> _WHAT YOU ARE ASKED TO DO_
Give again only the lines running from the one with "Give me the Plotly source for this chart." through the one with "import plotly.graph_objects as go", inclusive. Omit every picture.

Extracted records
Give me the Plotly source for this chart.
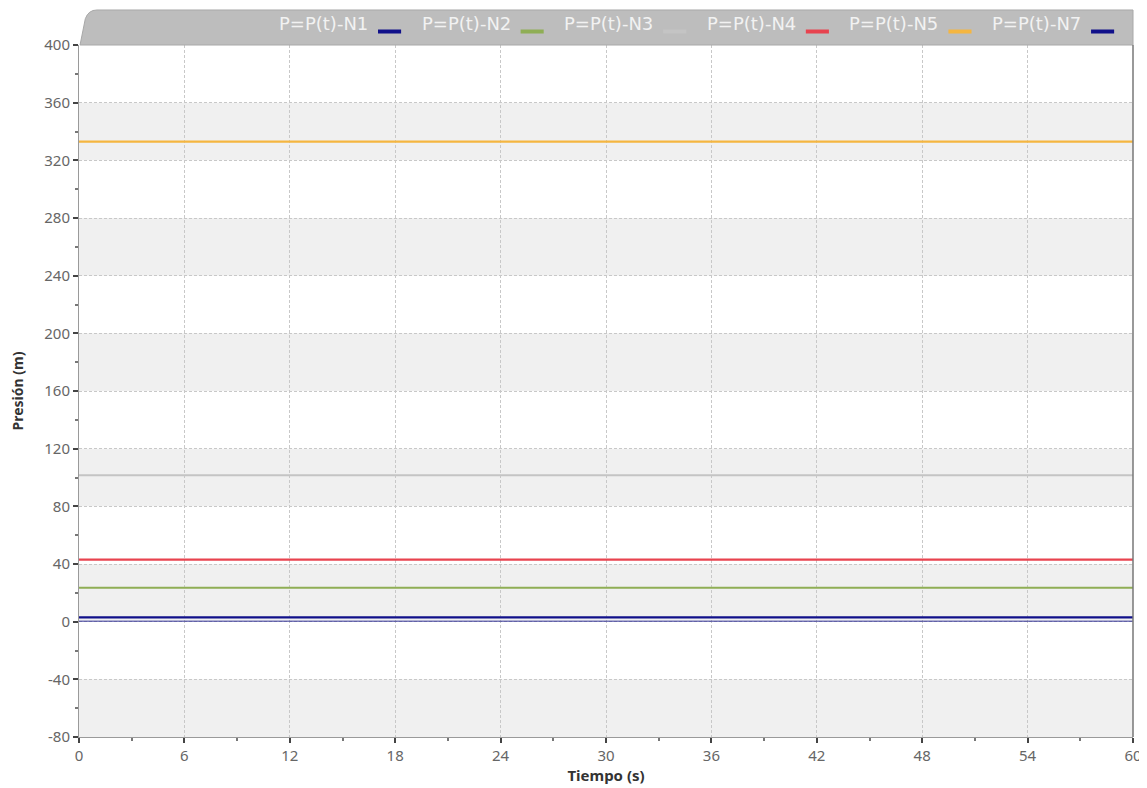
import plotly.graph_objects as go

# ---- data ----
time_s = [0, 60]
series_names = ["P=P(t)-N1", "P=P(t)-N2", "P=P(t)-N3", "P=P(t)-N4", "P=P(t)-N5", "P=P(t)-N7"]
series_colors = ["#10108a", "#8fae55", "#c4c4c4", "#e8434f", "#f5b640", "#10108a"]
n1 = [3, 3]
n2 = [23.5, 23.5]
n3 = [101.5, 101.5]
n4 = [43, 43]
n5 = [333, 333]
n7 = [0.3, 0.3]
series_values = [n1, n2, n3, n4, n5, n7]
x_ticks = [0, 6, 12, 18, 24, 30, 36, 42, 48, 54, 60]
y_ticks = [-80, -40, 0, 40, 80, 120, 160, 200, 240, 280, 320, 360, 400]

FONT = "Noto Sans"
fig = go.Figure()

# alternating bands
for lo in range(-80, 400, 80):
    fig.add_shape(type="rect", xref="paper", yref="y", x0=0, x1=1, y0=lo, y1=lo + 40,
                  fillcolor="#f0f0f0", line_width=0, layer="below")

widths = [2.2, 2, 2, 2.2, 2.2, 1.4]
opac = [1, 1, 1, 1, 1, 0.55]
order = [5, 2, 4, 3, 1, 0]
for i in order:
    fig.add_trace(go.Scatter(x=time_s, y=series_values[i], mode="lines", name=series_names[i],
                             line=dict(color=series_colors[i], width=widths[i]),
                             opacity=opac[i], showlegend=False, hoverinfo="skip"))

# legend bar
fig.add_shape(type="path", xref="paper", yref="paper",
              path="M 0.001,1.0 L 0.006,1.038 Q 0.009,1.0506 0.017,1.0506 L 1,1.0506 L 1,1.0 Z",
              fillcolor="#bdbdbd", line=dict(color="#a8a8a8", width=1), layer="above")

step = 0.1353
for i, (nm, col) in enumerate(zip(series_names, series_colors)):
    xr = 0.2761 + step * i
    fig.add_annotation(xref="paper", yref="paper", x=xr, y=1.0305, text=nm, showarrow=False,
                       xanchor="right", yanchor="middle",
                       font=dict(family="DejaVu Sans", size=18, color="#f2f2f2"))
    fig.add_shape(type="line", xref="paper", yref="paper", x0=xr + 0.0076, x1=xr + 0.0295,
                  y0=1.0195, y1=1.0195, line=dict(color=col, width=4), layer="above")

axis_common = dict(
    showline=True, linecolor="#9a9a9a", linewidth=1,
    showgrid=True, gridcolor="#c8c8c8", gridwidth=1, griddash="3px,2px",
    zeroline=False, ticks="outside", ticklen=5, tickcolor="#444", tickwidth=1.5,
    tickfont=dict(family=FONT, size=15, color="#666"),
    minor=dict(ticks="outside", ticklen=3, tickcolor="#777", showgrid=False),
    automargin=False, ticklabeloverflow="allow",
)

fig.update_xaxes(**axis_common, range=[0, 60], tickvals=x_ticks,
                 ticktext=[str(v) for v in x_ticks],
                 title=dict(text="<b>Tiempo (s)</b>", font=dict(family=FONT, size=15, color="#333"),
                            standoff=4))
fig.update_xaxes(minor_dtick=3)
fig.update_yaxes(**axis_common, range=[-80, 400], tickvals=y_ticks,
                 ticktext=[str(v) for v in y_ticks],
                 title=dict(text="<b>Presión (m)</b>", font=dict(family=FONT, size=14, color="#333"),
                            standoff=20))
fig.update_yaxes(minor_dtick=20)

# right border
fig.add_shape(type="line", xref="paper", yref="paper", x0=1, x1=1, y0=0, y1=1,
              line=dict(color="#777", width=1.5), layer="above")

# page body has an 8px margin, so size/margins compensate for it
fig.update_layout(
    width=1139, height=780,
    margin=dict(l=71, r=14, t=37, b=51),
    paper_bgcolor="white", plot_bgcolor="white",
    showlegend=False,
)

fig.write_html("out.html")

==

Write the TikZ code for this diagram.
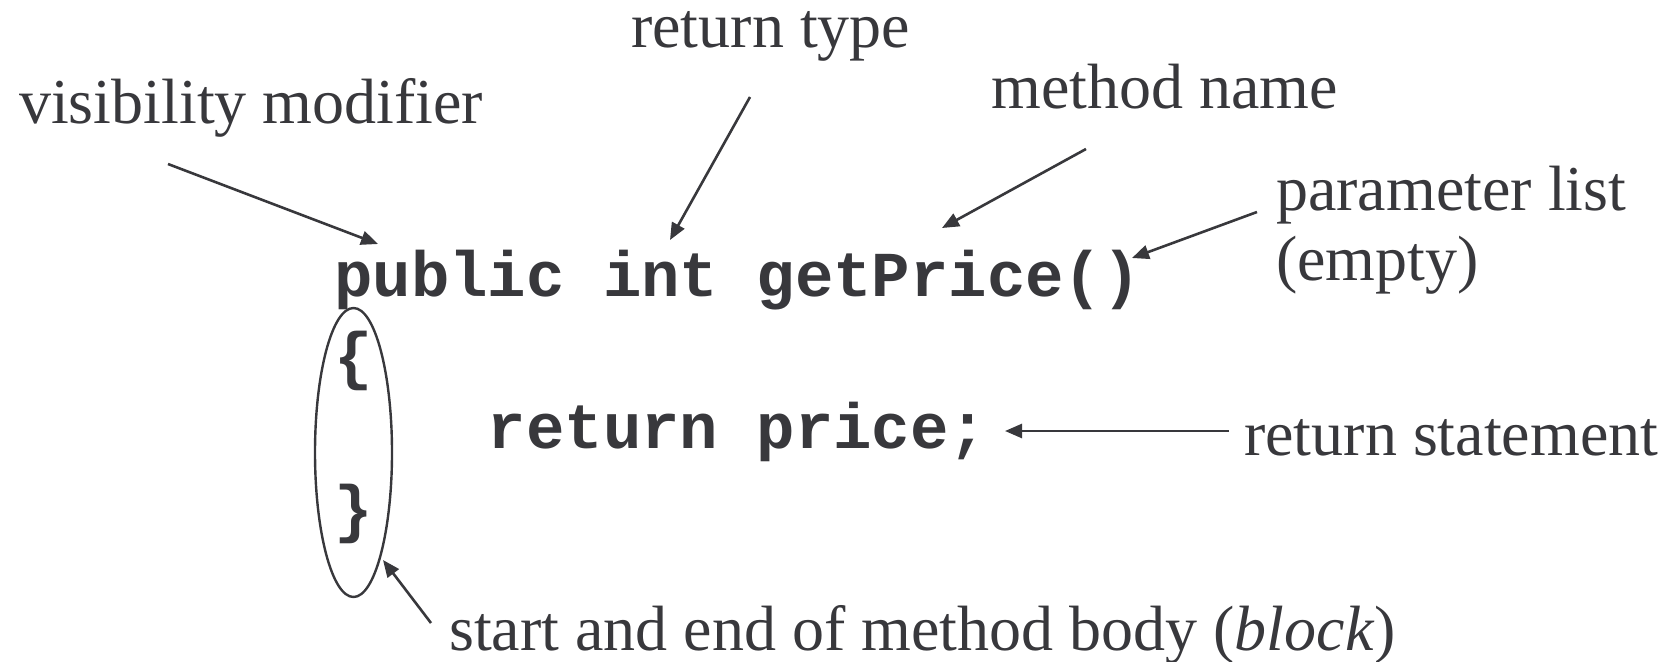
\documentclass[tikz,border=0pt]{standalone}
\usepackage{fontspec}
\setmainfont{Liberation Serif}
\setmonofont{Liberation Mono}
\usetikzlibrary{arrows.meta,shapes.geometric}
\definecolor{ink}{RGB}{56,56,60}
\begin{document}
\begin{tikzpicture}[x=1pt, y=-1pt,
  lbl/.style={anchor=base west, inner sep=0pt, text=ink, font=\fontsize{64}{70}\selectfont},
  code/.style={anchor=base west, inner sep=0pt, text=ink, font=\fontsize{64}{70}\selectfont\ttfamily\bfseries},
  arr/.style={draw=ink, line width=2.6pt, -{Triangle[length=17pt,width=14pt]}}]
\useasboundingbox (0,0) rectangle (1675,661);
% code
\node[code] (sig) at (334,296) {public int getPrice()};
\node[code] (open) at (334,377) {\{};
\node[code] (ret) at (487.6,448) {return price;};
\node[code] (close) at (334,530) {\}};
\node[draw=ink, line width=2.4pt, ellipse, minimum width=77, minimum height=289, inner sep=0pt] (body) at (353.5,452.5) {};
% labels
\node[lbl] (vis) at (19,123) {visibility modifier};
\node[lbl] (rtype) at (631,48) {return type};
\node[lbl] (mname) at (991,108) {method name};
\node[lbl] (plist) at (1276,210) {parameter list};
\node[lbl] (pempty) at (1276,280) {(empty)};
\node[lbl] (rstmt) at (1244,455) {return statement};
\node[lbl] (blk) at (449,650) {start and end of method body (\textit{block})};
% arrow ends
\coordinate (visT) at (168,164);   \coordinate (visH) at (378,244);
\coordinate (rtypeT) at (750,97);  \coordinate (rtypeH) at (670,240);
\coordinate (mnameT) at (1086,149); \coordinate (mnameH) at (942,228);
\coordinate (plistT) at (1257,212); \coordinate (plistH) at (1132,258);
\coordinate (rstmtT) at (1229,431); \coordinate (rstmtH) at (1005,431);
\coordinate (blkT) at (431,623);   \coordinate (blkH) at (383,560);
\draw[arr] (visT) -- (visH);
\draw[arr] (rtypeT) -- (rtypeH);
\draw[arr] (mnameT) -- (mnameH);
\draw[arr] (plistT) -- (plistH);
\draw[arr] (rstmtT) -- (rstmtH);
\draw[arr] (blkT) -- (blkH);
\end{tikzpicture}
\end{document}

---

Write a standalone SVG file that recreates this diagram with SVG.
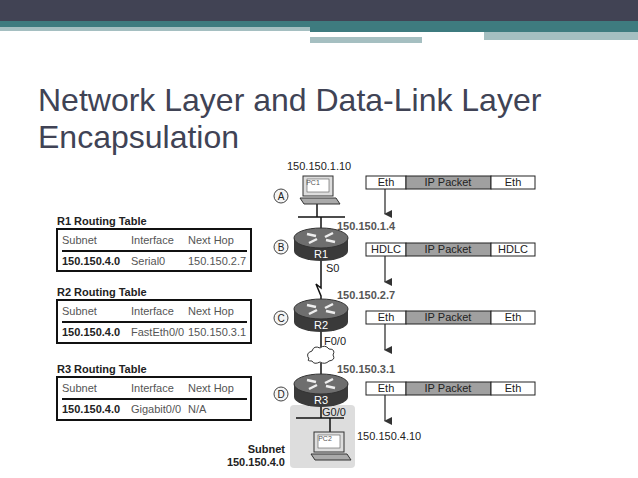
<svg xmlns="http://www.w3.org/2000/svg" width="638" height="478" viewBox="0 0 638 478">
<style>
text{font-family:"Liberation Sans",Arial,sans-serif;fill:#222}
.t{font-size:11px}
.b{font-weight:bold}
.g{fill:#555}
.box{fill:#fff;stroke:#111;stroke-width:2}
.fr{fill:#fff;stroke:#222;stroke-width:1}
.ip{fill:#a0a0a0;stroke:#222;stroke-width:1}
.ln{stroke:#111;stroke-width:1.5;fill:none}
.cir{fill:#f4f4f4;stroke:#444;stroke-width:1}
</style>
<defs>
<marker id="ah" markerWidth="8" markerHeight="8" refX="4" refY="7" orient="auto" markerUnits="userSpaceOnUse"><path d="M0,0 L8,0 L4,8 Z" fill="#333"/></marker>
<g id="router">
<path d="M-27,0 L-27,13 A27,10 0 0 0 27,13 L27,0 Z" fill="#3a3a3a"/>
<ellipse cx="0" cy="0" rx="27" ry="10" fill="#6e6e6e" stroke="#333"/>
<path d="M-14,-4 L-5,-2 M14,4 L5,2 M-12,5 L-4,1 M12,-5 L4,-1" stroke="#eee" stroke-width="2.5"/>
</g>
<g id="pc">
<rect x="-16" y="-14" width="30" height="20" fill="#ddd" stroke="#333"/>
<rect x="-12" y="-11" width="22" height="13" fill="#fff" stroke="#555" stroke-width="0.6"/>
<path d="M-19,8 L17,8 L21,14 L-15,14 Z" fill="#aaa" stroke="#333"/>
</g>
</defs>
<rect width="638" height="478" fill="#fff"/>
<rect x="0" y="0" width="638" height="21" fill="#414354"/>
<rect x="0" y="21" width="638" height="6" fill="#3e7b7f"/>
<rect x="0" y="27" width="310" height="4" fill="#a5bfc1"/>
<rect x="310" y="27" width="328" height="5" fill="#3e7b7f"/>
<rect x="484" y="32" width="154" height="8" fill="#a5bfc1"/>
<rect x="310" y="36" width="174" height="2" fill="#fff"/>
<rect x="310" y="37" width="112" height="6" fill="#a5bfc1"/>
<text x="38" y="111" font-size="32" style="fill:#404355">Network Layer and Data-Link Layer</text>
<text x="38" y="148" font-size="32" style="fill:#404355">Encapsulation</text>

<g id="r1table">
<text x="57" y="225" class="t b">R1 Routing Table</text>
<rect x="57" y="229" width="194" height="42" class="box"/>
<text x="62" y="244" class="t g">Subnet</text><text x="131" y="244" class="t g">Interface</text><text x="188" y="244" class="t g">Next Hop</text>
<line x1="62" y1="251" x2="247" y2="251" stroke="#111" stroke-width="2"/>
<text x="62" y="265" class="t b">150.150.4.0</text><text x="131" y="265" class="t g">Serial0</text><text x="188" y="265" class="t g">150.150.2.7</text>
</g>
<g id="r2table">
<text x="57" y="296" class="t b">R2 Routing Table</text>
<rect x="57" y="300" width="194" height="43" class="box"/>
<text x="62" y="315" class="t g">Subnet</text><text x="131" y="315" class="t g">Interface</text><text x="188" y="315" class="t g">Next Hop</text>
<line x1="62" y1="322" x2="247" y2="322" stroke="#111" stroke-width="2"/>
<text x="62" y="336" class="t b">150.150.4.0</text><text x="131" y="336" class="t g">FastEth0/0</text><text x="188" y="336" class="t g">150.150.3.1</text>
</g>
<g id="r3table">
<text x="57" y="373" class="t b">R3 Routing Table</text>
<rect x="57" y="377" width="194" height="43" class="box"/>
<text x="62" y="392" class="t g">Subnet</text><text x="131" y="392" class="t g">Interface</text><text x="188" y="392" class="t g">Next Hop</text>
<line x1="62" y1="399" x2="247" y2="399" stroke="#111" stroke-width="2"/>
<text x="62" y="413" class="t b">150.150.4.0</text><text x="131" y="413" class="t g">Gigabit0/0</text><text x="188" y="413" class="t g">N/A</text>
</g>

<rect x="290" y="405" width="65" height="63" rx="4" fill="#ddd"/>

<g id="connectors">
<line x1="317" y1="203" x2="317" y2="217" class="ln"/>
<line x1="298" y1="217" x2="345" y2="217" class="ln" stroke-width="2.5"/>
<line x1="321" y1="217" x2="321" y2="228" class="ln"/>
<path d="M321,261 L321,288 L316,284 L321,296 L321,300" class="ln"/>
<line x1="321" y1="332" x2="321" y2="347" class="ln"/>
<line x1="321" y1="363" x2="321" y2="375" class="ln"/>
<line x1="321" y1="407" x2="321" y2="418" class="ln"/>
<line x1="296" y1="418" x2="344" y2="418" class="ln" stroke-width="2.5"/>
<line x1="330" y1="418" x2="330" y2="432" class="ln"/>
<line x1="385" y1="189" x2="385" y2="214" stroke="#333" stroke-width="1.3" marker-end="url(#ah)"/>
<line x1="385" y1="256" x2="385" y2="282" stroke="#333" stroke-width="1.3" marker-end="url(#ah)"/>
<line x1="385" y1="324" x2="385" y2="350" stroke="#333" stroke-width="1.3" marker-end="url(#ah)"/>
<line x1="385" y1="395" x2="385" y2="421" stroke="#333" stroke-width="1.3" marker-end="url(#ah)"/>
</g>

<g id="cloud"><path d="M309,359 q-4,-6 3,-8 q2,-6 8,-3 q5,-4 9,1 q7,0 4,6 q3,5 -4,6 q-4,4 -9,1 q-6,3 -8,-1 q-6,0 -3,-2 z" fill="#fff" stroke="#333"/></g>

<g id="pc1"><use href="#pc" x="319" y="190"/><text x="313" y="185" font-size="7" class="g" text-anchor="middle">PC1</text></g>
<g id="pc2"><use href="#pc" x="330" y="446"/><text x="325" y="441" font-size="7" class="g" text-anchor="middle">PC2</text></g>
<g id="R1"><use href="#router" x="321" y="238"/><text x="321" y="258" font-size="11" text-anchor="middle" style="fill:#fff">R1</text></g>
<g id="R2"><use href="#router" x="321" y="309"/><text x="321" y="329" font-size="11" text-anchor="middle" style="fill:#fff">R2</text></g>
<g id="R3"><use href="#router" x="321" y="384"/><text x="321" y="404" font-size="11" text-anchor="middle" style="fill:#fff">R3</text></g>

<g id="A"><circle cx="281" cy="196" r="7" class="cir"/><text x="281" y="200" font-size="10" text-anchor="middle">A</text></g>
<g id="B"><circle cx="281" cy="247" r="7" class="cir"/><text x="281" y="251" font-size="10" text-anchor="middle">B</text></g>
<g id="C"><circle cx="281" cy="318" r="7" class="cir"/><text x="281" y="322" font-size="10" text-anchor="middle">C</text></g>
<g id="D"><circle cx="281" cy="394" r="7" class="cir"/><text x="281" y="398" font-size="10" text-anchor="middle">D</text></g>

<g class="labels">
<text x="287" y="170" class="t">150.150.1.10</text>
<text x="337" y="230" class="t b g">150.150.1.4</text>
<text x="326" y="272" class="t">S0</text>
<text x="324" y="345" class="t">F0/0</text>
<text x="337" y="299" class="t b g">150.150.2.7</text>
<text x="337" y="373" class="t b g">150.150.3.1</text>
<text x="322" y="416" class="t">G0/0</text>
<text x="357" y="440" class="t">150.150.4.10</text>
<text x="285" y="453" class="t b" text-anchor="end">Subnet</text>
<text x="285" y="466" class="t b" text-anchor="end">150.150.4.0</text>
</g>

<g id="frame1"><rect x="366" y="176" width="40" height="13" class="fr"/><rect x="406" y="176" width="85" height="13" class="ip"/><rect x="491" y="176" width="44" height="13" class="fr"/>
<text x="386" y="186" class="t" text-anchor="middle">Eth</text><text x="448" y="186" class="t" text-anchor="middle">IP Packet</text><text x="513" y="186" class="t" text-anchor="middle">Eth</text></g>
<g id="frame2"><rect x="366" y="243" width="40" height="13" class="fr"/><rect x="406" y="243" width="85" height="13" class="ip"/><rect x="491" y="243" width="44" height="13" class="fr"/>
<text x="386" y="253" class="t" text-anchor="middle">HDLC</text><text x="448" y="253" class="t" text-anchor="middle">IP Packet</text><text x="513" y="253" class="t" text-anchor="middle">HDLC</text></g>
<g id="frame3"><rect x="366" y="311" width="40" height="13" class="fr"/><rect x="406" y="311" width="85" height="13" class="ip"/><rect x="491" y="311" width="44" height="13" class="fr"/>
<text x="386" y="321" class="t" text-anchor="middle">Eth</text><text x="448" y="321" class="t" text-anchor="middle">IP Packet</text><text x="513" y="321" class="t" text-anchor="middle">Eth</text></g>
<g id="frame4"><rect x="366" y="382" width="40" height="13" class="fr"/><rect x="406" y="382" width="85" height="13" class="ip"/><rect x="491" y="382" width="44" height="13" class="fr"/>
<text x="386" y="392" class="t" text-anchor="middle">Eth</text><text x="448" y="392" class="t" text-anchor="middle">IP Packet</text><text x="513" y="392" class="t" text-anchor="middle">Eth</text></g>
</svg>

> _EXPECTED ANSWER_
Give me the Plotly source for this chart.
import plotly.graph_objects as go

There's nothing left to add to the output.